** begin Data supplied **
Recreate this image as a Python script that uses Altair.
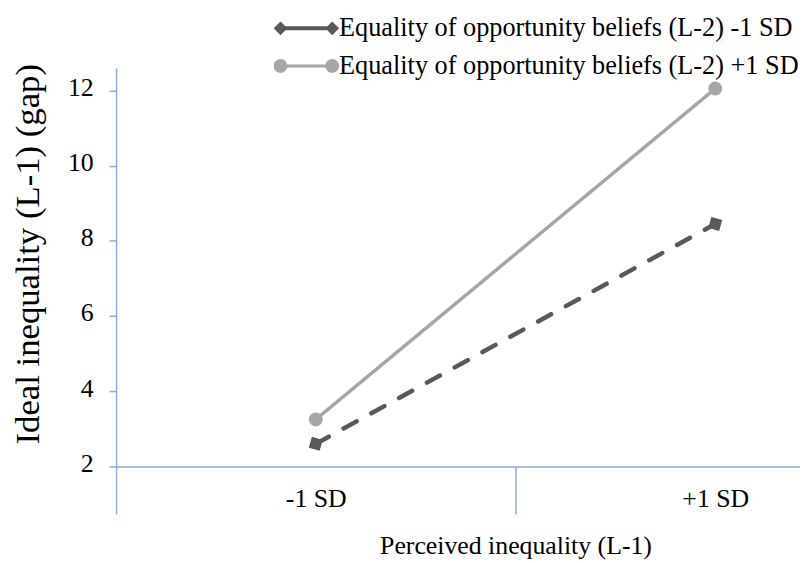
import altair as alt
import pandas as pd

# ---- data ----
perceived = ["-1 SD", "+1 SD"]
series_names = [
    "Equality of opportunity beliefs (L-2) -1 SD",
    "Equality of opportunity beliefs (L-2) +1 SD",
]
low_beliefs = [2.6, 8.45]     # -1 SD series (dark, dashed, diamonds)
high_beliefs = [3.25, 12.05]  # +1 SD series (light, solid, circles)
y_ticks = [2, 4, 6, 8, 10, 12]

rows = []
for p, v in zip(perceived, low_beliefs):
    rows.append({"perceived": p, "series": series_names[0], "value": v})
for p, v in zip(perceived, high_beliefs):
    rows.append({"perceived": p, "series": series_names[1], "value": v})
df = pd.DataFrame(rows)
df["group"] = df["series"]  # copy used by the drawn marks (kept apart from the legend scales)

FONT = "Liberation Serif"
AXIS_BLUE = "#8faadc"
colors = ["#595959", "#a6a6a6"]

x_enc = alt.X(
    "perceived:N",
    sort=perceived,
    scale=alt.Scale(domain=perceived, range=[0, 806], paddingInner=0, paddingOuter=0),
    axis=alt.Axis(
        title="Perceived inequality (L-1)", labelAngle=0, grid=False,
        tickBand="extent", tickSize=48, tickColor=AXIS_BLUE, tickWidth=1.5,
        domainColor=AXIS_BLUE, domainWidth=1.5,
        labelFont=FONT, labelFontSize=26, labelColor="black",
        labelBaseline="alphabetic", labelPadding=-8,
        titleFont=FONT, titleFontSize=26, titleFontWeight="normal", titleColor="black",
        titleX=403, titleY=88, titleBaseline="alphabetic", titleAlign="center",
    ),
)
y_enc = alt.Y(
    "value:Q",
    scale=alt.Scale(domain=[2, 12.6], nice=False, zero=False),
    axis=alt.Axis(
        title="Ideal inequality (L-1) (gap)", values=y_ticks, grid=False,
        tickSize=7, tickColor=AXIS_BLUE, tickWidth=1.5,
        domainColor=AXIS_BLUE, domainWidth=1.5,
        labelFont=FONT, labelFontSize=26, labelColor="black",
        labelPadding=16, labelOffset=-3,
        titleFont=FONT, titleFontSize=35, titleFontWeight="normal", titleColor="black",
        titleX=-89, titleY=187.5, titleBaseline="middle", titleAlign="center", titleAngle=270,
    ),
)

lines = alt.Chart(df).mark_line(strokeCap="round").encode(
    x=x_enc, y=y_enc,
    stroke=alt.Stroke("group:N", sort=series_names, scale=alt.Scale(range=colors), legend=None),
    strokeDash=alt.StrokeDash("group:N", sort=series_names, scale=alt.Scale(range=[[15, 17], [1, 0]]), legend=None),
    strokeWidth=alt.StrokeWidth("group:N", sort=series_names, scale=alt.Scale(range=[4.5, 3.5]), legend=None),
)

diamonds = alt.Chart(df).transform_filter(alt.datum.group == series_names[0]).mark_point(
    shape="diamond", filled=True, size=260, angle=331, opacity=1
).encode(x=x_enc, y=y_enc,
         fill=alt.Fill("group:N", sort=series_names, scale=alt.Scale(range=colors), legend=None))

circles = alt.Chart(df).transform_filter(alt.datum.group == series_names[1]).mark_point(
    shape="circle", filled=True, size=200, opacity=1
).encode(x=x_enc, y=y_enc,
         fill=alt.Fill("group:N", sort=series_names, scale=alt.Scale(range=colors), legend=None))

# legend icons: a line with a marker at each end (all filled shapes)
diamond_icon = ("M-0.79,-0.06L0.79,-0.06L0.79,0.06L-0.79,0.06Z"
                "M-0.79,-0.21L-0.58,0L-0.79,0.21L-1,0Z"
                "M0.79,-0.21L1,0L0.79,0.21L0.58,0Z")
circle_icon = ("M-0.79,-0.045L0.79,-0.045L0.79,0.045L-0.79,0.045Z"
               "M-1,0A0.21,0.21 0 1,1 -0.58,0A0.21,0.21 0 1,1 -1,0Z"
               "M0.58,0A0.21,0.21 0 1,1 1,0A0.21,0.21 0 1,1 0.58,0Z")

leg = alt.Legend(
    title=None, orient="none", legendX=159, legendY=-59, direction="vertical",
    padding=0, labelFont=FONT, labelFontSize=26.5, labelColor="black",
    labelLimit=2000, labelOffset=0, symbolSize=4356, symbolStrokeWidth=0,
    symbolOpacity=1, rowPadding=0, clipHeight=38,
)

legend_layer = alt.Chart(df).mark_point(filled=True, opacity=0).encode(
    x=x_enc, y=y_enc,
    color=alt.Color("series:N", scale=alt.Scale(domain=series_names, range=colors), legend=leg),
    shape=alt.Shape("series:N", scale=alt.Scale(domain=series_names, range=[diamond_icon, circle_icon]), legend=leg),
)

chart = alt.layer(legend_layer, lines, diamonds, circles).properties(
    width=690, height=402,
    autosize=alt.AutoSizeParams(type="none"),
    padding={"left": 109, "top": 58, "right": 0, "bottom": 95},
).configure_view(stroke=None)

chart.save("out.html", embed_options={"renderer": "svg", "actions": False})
** end Data supplied **
** begin Data supplied **
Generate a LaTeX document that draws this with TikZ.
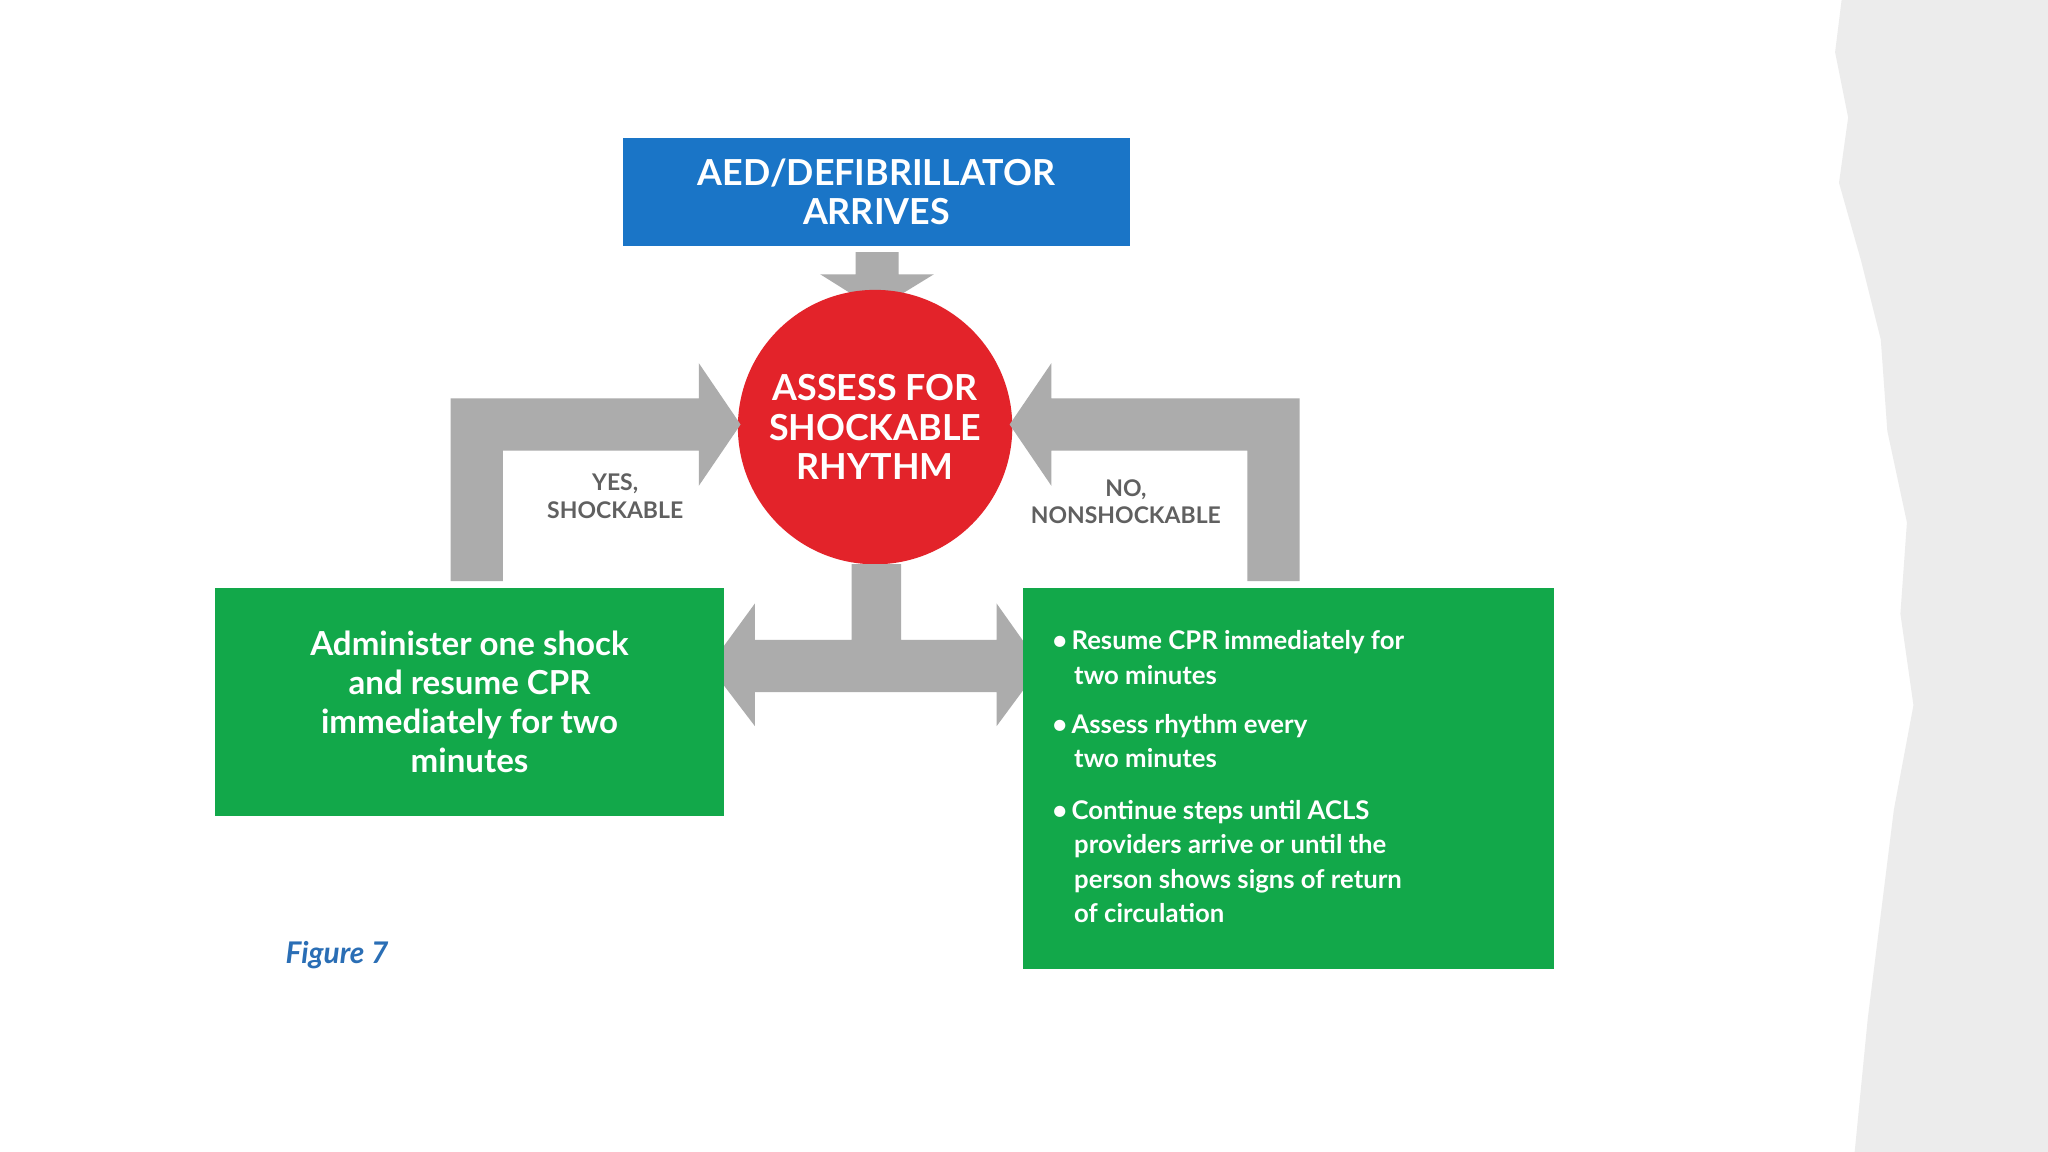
** end Data supplied **
* Your task
Scan the records above for the string "this", then report every line that contains it.

* Full solution
Recreate this image as a Python script that uses Altair.
Generate a LaTeX document that draws this with TikZ.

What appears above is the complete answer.